Even if the headline specs don’t look dramatically different, the underlying platform is being optimized for what Samsung believes phones will be doing in 2026 and beyond. That makes this Ultra a safer long-term bet than it might appear on a spec sheet.
Skip It If You Have an S24 Ultra and Are Happy
If you’re currently using an S24 Ultra and it already feels fast, reliable, and efficient, the S25 Ultra is unlikely to feel transformative. The improvements are real, but they’re subtle, and they reveal themselves over months, not minutes.
Unless battery longevity has become a pain point or you’re particularly interested in the next wave of on-device AI features, sitting this generation out is a reasonable choice. The S24 Ultra remains a very capable flagship with years of support ahead.

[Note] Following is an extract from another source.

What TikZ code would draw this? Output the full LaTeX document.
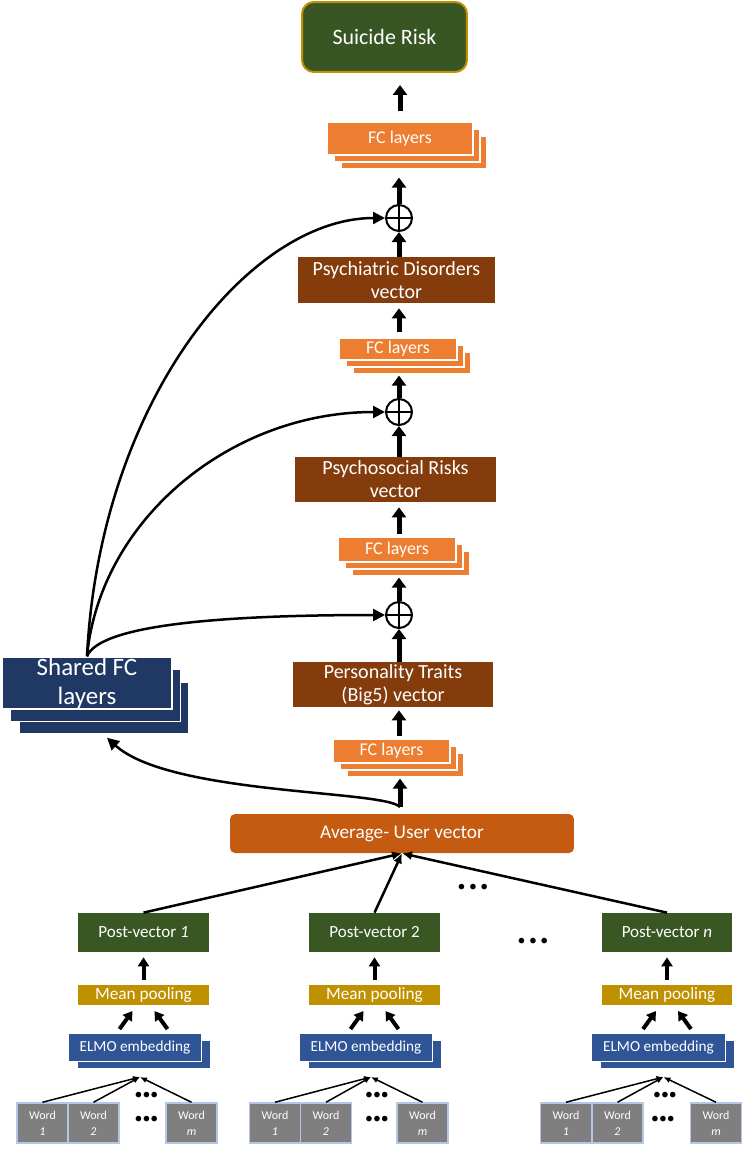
\documentclass[tikz,border=0pt]{standalone}
\usepackage{fontspec}
\setmainfont{Carlito}
\usetikzlibrary{arrows.meta,positioning,shadows}
\definecolor{riskgreen}{HTML}{375623}
\definecolor{riskgold}{HTML}{BF9000}
\definecolor{fcorange}{HTML}{ED7D31}
\definecolor{vecbrown}{HTML}{843C0C}
\definecolor{avgorange}{HTML}{C55A11}
\definecolor{sharednavy}{HTML}{203864}
\definecolor{postgreen}{HTML}{385723}
\definecolor{poolgold}{HTML}{BF9000}
\definecolor{elmoblue}{HTML}{2F5597}
\definecolor{wordgrey}{HTML}{7F7F7F}
\definecolor{wordedge}{HTML}{B4C7E7}
\tikzset{
	fcstack/.style={rectangle, fill=fcorange, draw=white, line width=0.25mm, text=white,
		inner sep=0pt, font=\fontsize{10.2}{12}\selectfont,
		copy shadow={shadow xshift=2.8mm, shadow yshift=-2.8mm, fill=fcorange, draw=white},
		copy shadow={shadow xshift=1.4mm, shadow yshift=-1.4mm, fill=fcorange, draw=white}},
	vecbox/.style={rectangle, fill=vecbrown, text=white, inner sep=0pt, align=center,
		minimum height=0.9cm, font=\fontsize{11.4}{13}\selectfont},
	postbox/.style={rectangle, fill=postgreen, text=white, inner sep=0pt,
		minimum width=2.62cm, minimum height=0.78cm, font=\fontsize{9.7}{11}\selectfont},
	poolbox/.style={rectangle, fill=poolgold, text=white, inner sep=0pt,
		minimum width=2.62cm, minimum height=0.4cm, font=\fontsize{9.8}{11}\selectfont},
	elmobox/.style={rectangle, fill=elmoblue, draw=white, line width=0.2mm, text=white, inner sep=0pt,
		minimum width=2.68cm, minimum height=0.56cm, font=\fontsize{8.7}{10}\selectfont,
		copy shadow={shadow xshift=1.8mm, shadow yshift=-1.3mm, fill=elmoblue, draw=white}},
	wordbox/.style={rectangle, fill=wordgrey, draw=wordedge, line width=0.3mm, text=white,
		inner sep=0pt, align=center, minimum width=1.02cm, minimum height=0.8cm,
		font=\fontsize{6.8}{9}\selectfont},
	plusnode/.style={circle, draw=black, line width=0.4mm, minimum size=0.52cm, inner sep=0pt,
		path picture={\draw[line width=0.3mm] (path picture bounding box.north) -- (path picture bounding box.south)
			(path picture bounding box.west) -- (path picture bounding box.east);}},
	bigarr/.style={-{Triangle[length=2mm,width=2.8mm]}, line width=1mm},
	midarr/.style={-{Triangle[length=1.8mm,width=2.2mm]}, line width=0.8mm},
	curvearr/.style={-{Triangle[length=2.4mm,width=2.4mm]}, line width=0.5mm},
	thinarr/.style={-{Latex[length=2mm,width=1.8mm]}, line width=0.5mm},
	wordarr/.style={-{Latex[length=1.4mm,width=1.2mm]}, line width=0.3mm},
	dotrow/.style={inner sep=0pt, font=\fontsize{9}{9}\selectfont}
}
\begin{document}
\begin{tikzpicture}[x=0.02cm, y=-0.02cm]
	\useasboundingbox[fill=white] (0,0) rectangle (743,1150);
	% main column
	\node[rectangle, rounded corners=2.4mm, fill=riskgreen, draw=riskgold, line width=0.4mm, text=white,
		minimum width=3.3cm, minimum height=1.4cm, font=\fontsize{12.5}{14}\selectfont] (risk) at (384.5,37) {Suicide Risk};
	\node[fcstack, minimum width=2.92cm, minimum height=0.66cm] (fcA) at (400,138.5) {FC layers};
	\node[plusnode] (plusA) at (399,218) {};
	\node[vecbox, minimum width=3.94cm, minimum height=0.92cm] (psych) at (396.5,280) {Psychiatric Disorders\\vector};
	\node[fcstack, minimum width=2.36cm, minimum height=0.44cm] (fcB) at (398,349) {FC layers};
	\node[plusnode] (plusB) at (399,412) {};
	\node[vecbox, minimum width=4.02cm] (psoc) at (395.5,479.5) {Psychosocial Risks\\vector};
	\node[fcstack, minimum width=2.36cm, minimum height=0.5cm] (fcC) at (397,549.5) {FC layers};
	\node[plusnode] (plusC) at (399,615) {};
	\node[vecbox, minimum width=4cm] (pers) at (393,684.5) {Personality Traits\\(Big5) vector};
	\node[fcstack, minimum width=2.34cm, minimum height=0.48cm] (fcD) at (391.5,751) {FC layers};
	\node[rectangle, rounded corners=1mm, fill=avgorange, text=white, minimum width=6.88cm, minimum height=0.78cm,
		font=\fontsize{11}{13}\selectfont] (avg) at (402,833.5) {Average- User vector};
	\node[rectangle, fill=sharednavy, draw=white, line width=0.3mm, text=white, align=center, inner sep=0pt,
		minimum width=3.4cm, minimum height=1.04cm, font=\fontsize{14.2}{16.5}\selectfont,
		copy shadow={shadow xshift=3.4mm, shadow yshift=-5mm, fill=sharednavy, draw=white},
		copy shadow={shadow xshift=1.7mm, shadow yshift=-2.5mm, fill=sharednavy, draw=white}] (shared) at (87,683) {Shared FC\\layers};
	\coordinate (fork) at (400,807);

	\draw[bigarr, shorten <=2mm, shorten >=2.4mm] (fcA.north) -- (fcA.north |- risk.south);
	\draw[bigarr, shorten >=4.4mm] (plusA.north) -- (plusA.north |- fcA.south);
	\draw[bigarr] (plusA.south |- psych.north) -- (plusA.south);
	\draw[bigarr, shorten <=1mm, shorten >=1mm] (plusA |- fcB.north) -- (plusA |- psych.south);
	\draw[bigarr, shorten >=3mm] (plusB.north) -- (plusB |- fcB.south);
	\draw[bigarr] (plusB |- psoc.north) -- (plusB.south);
	\draw[bigarr, shorten <=0.4mm, shorten >=1mm] (plusB |- fcC.north) -- (plusB |- psoc.south);
	\draw[bigarr, shorten >=3mm] (plusC.north) -- (plusC |- fcC.south);
	\draw[bigarr] (plusC |- pers.north) -- (plusC.south);
	\draw[bigarr, shorten <=0.4mm, shorten >=0.6mm] (plusC |- fcD.north) -- (plusC |- pers.south);
	\draw[bigarr, shorten >=3mm] (fork) -- (fork |- fcD.south);

	% shared layers
	\draw[curvearr] (shared.north) .. controls (100,400) and (250,218) .. (plusA.west);
	\draw[curvearr] (shared.north) .. controls (100,520) and (230,412) .. (plusB.west);
	\draw[curvearr] (shared.north) .. controls (100,625) and (220,615) .. (plusC.west);
	\draw[curvearr] (fork) .. controls (385,790) and (170,795) .. ([shift={(20,28)}]shared.south);

	% posts
	\node[postbox] (post1) at (143.5,932.5) {Post-vector \textit{1}};
	\node[poolbox, below=0.64cm of post1] (pool1) {Mean pooling};
	\node[elmobox, below=0.56cm of pool1, xshift=-0.17cm] (elmo1) {ELMO embedding};
	\node[postbox] (post2) at (374.5,932.5) {Post-vector 2};
	\node[poolbox, below=0.64cm of post2] (pool2) {Mean pooling};
	\node[elmobox, below=0.56cm of pool2, xshift=-0.17cm] (elmo2) {ELMO embedding};
	\node[postbox] (postn) at (667,932.5) {Post-vector \textit{n}};
	\node[poolbox, below=0.64cm of postn] (pooln) {Mean pooling};
	\node[elmobox, below=0.56cm of pooln, xshift=-0.17cm] (elmon) {ELMO embedding};

	\node[wordbox] (w11) at (42.5,1123) {Word\\\textit{1}};
	\node[wordbox] (w12) at (93.5,1123) {Word\\\textit{2}};
	\node[wordbox] (w1m) at (191.5,1123) {Word\\\textit{m}};
	\node[wordbox] (w21) at (275,1123) {Word\\\textit{1}};
	\node[wordbox] (w22) at (326,1123) {Word\\\textit{2}};
	\node[wordbox] (w2m) at (422.5,1123) {Word\\\textit{m}};
	\node[wordbox] (wn1) at (566,1123) {Word\\\textit{1}};
	\node[wordbox] (wn2) at (617.5,1123) {Word\\\textit{2}};
	\node[wordbox] (wnm) at (716,1123) {Word\\\textit{m}};

	\node[dotrow] (d1a) at (146.5,1096) {\textbullet\textbullet\textbullet};
	\node[dotrow] (d1b) at (146.5,1120) {\textbullet\textbullet\textbullet};
	\node[dotrow] (d2a) at (377,1096) {\textbullet\textbullet\textbullet};
	\node[dotrow] (d2b) at (377,1120) {\textbullet\textbullet\textbullet};
	\node[dotrow] (dna) at (665,1096) {\textbullet\textbullet\textbullet};
	\node[dotrow] (dnb) at (663,1120) {\textbullet\textbullet\textbullet};
	\node[dotrow] (dtop) at (473,888) {\textbullet\hspace{2pt}\textbullet\hspace{2pt}\textbullet};
	\node[dotrow] (dmid) at (533,942) {\textbullet\hspace{2pt}\textbullet\hspace{2pt}\textbullet};

	\draw[thinarr] (post1.north) -- (avg.south);
	\draw[thinarr] (post2.north) -- (avg.south);
	\draw[thinarr] (postn.north) -- (avg.south);

	\draw[midarr, shorten <=0.9mm, shorten >=1mm] (pool1.north) -- (post1.south);
	\draw[midarr] ([shift={(-24,24)}]pool1.south) -- ([shift={(-11,6)}]pool1.south);
	\draw[midarr] ([shift={(24,24)}]pool1.south) -- ([shift={(11,6)}]pool1.south);
	\draw[midarr, shorten <=0.9mm, shorten >=1mm] (pool2.north) -- (post2.south);
	\draw[midarr] ([shift={(-24,24)}]pool2.south) -- ([shift={(-11,6)}]pool2.south);
	\draw[midarr] ([shift={(24,24)}]pool2.south) -- ([shift={(11,6)}]pool2.south);
	\draw[midarr, shorten <=0.9mm, shorten >=1mm] (pooln.north) -- (postn.south);
	\draw[midarr] ([shift={(-24,24)}]pooln.south) -- ([shift={(-11,6)}]pooln.south);
	\draw[midarr] ([shift={(24,24)}]pooln.south) -- ([shift={(11,6)}]pooln.south);

	\draw[wordarr] (w11.north) -- ([shift={(5,15)}]elmo1.south);
	\draw[wordarr] (w12.north) -- ([shift={(5,15)}]elmo1.south);
	\draw[wordarr] (w1m.north) -- ([shift={(5,15)}]elmo1.south);
	\draw[wordarr] (w21.north) -- ([shift={(5,15)}]elmo2.south);
	\draw[wordarr] (w22.north) -- ([shift={(5,15)}]elmo2.south);
	\draw[wordarr] (w2m.north) -- ([shift={(5,15)}]elmo2.south);
	\draw[wordarr] (wn1.north) -- ([shift={(5,15)}]elmon.south);
	\draw[wordarr] (wn2.north) -- ([shift={(5,15)}]elmon.south);
	\draw[wordarr] (wnm.north) -- ([shift={(5,15)}]elmon.south);
\end{tikzpicture}
\end{document}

Skip It If You Want Compact or Minimalist Hardware
This is still a large, squared-off phone with a built-in stylus and a heavy emphasis on versatility. If you’ve been hoping Samsung would dramatically slim down the Ultra or move toward a lighter, more minimalist design, the S25 Ultra isn’t that pivot.
Users who prioritize one-handed comfort or pocketability may be better served by smaller flagships or even Samsung’s Plus models.
Skip It If Charging Speed Is Your Top Priority
Samsung continues to take a conservative approach to charging, prioritizing battery health and thermal management. If ultra-fast wired charging is a non-negotiable feature for you, competitors are still more aggressive in this area.
The S25 Ultra focuses more on efficiency and longevity than refueling speed.
The Bottom Line
The Galaxy S25 Ultra isn’t chasing shock value. It’s a deliberate refinement of a mature flagship formula, aimed squarely at users who want reliability, power, and longevity rather than flashy reinvention.
For owners of older Ultras, productivity-focused users, and anyone planning to keep their next phone for years, it looks like a smart upgrade. For recent upgraders or those craving dramatic change, skipping this generation may be the more satisfying move.
That balance, more than any single feature, defines what the Galaxy S25 Ultra is trying to be ahead of launch.